# THE INPUT
________

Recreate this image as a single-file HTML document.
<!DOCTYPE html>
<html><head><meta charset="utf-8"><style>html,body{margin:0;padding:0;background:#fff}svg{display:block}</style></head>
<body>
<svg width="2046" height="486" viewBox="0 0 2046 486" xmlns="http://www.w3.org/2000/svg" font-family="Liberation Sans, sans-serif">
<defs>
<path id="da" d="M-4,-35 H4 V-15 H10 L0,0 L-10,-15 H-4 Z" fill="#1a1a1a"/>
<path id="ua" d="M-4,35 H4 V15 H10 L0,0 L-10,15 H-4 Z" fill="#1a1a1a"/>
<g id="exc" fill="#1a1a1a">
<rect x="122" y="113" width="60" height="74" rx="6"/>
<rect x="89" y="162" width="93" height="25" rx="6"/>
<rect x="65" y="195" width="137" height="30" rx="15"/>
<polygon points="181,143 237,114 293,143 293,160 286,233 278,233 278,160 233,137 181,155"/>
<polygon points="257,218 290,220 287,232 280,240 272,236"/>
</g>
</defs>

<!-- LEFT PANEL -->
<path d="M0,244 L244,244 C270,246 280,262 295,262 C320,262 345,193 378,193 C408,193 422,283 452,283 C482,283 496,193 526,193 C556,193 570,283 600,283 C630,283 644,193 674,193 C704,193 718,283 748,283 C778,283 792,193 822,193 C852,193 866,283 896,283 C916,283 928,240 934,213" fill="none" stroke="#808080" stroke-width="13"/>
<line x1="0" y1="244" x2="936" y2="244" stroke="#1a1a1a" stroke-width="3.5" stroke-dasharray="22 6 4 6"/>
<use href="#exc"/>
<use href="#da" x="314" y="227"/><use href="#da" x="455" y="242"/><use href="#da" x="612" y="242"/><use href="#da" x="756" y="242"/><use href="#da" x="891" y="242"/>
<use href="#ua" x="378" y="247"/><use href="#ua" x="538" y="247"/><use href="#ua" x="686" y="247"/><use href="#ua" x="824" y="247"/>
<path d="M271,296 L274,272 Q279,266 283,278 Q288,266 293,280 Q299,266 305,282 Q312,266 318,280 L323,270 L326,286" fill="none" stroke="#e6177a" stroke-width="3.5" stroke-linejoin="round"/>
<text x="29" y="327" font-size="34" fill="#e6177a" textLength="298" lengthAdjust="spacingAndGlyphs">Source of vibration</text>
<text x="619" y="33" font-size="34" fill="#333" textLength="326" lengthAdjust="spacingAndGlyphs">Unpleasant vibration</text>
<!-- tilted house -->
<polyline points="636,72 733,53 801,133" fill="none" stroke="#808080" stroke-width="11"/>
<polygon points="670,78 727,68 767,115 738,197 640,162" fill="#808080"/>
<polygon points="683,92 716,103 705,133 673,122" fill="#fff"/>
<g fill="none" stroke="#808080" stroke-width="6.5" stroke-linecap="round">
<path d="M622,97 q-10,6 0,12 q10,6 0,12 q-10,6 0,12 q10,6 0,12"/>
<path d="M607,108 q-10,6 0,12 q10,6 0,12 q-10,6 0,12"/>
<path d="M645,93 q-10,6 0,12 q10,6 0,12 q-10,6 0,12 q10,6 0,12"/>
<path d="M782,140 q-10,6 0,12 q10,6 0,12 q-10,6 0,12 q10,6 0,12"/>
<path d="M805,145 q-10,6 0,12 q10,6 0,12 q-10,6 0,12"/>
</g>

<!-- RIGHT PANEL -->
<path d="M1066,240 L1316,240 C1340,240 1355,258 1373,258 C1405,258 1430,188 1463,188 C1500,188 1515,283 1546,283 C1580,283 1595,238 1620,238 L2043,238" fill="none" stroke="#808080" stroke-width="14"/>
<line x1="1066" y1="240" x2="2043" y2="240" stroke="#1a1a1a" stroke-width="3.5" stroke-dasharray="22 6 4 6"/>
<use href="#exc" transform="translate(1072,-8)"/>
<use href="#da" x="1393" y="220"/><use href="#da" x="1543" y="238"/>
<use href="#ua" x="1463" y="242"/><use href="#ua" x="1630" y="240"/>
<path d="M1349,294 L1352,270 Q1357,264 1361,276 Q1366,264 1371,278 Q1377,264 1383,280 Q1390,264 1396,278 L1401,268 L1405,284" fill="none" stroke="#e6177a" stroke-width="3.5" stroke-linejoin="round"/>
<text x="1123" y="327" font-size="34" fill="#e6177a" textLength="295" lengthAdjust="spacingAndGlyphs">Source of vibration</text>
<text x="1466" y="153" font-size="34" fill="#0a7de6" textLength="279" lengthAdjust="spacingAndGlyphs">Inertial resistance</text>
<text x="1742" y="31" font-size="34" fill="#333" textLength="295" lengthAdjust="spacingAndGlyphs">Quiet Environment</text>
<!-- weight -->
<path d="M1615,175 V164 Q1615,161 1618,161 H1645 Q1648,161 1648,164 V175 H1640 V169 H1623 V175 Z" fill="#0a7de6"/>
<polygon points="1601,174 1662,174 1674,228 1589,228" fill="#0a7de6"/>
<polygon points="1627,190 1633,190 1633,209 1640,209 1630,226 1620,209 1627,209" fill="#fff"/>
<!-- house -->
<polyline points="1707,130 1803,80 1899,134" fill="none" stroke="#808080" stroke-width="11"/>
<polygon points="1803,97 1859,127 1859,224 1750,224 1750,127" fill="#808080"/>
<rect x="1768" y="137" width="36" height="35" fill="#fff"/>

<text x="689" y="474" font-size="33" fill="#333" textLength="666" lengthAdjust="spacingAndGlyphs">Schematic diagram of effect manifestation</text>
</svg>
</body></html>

________

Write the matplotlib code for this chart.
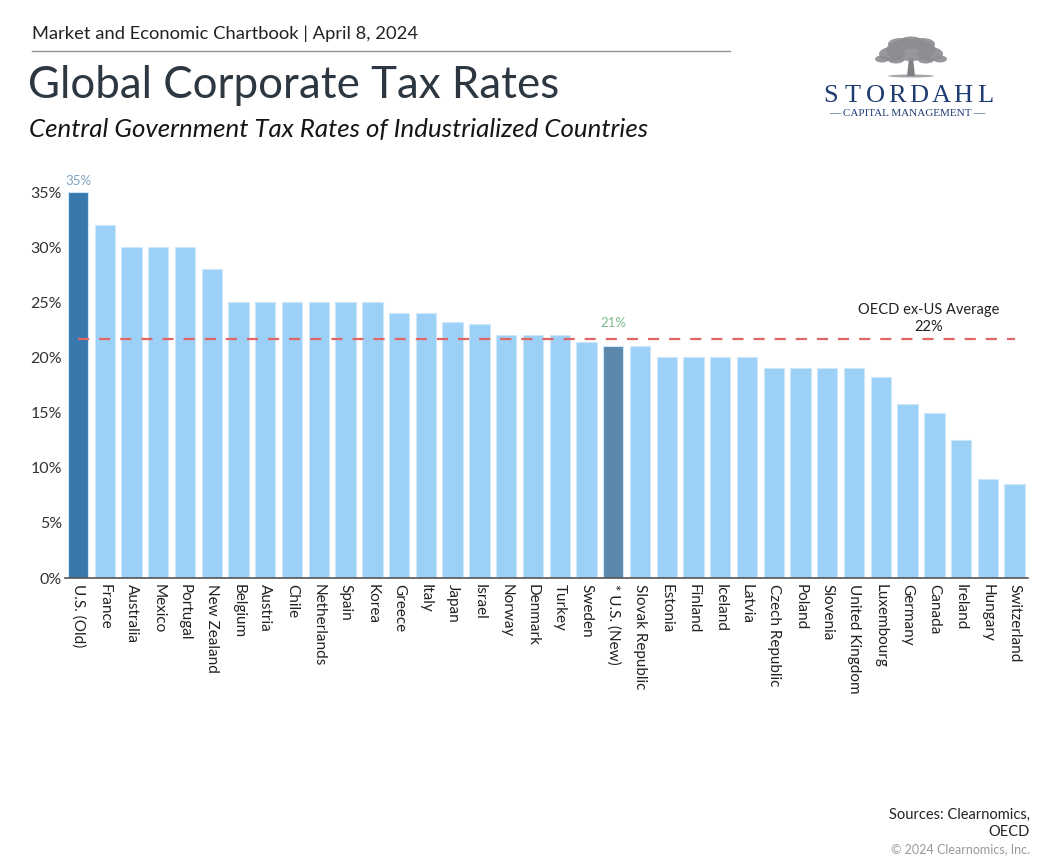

________

# PROMPT
Your answer should be a single number: how many lines of the material contain the word "this".

# CORRECT RESPONSE
2